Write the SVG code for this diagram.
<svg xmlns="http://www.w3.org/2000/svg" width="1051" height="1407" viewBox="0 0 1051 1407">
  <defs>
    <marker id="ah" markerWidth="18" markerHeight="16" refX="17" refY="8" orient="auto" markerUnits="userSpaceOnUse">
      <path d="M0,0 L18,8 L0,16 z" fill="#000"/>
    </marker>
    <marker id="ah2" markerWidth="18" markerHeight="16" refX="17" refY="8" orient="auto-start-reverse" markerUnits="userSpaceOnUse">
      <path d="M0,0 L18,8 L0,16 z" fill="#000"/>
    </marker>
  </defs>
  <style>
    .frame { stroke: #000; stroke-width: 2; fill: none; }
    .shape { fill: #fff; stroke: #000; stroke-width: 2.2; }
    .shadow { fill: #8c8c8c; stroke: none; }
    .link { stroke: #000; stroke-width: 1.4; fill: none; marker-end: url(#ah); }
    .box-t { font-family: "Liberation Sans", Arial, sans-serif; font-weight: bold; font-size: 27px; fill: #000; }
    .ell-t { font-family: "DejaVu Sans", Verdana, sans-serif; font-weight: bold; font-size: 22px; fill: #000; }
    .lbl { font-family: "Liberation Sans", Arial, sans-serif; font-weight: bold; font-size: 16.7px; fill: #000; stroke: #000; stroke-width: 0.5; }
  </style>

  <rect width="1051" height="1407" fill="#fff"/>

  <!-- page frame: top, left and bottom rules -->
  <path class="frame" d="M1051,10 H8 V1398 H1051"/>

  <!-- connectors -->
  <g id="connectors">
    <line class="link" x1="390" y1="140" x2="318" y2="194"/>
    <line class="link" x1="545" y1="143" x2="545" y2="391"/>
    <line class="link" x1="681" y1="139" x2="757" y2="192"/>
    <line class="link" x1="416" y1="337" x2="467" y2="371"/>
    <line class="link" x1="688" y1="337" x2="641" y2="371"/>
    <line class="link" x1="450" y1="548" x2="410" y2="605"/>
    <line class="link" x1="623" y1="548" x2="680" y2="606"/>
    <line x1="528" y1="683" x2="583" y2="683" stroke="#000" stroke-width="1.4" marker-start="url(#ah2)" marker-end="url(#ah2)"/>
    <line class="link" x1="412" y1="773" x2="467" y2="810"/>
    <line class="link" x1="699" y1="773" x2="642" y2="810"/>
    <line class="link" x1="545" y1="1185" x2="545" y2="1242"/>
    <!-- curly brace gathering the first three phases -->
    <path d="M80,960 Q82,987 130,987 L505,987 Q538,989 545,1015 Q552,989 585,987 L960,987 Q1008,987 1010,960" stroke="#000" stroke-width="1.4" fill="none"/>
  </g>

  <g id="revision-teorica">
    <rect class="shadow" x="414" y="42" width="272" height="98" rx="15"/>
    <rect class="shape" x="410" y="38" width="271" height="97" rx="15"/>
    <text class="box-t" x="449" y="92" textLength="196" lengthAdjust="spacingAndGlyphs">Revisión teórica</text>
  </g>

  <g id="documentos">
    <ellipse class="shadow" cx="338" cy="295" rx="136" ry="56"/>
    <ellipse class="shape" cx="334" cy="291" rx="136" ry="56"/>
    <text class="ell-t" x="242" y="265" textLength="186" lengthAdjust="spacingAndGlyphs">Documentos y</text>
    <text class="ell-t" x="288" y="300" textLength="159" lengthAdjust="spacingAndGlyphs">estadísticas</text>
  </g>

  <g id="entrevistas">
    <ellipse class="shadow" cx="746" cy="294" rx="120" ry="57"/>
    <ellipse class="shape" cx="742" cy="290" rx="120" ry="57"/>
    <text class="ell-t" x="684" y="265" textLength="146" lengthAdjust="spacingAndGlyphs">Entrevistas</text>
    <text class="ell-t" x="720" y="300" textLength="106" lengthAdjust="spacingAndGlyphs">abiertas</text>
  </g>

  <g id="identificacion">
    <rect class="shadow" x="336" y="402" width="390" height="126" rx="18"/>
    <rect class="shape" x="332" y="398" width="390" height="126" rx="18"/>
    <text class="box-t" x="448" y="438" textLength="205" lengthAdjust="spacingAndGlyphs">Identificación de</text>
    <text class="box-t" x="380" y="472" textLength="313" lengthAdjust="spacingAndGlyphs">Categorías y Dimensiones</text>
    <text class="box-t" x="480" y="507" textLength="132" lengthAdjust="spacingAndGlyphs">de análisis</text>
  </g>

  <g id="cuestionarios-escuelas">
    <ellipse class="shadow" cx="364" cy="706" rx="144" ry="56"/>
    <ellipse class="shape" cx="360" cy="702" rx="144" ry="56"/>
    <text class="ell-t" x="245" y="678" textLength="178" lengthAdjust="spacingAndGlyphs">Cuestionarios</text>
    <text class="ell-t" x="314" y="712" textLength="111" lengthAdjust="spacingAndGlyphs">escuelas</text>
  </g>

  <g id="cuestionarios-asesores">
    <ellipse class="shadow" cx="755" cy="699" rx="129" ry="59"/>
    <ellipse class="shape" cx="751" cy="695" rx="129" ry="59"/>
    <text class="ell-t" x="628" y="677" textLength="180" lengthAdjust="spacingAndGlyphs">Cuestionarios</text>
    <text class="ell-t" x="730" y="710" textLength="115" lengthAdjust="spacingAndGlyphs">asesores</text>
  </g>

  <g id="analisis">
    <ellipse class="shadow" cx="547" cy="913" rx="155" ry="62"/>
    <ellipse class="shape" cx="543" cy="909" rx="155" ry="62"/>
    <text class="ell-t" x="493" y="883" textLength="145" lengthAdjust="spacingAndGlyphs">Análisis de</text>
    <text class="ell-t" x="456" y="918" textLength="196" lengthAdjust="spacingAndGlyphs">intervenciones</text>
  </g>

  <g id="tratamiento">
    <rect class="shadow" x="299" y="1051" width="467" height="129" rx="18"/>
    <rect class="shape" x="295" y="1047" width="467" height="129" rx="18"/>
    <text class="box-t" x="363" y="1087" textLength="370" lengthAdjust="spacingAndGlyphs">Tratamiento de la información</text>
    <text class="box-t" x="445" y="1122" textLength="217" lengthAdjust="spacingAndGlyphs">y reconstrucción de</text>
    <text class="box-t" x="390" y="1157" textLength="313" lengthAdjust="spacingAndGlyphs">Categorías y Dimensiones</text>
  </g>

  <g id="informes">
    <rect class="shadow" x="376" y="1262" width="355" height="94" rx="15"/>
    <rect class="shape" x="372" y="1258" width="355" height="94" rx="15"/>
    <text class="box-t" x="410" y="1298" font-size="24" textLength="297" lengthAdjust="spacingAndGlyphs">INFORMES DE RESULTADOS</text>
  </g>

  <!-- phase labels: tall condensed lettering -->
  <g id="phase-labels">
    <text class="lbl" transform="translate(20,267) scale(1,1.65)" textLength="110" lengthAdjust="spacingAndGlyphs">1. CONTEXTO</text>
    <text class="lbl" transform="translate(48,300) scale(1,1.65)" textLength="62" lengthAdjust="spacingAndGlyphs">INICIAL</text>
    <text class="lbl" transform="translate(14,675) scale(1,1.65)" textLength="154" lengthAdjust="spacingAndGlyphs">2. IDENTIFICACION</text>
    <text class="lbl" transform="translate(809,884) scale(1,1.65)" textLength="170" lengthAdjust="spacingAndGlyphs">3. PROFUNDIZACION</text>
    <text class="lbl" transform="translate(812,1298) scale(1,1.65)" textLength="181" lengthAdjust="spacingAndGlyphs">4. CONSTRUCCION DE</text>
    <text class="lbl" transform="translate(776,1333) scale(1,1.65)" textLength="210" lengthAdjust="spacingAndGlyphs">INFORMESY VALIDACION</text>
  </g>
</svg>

┄┄┄┄┄┄

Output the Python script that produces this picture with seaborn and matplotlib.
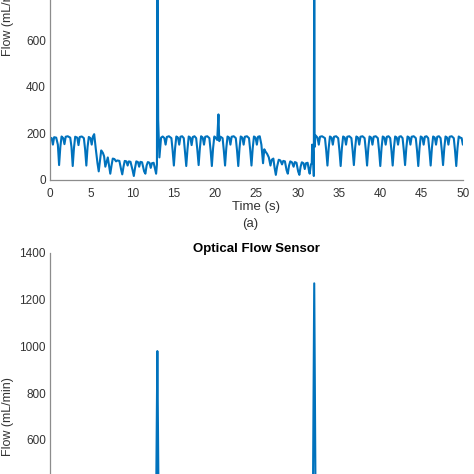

┄┄┄┄┄┄

■ Your instructions
In the entries above, find every line with the word "this" and list it.

■ Correct output
Write the SVG code for this diagram.
Output the Python script that produces this picture with seaborn and matplotlib.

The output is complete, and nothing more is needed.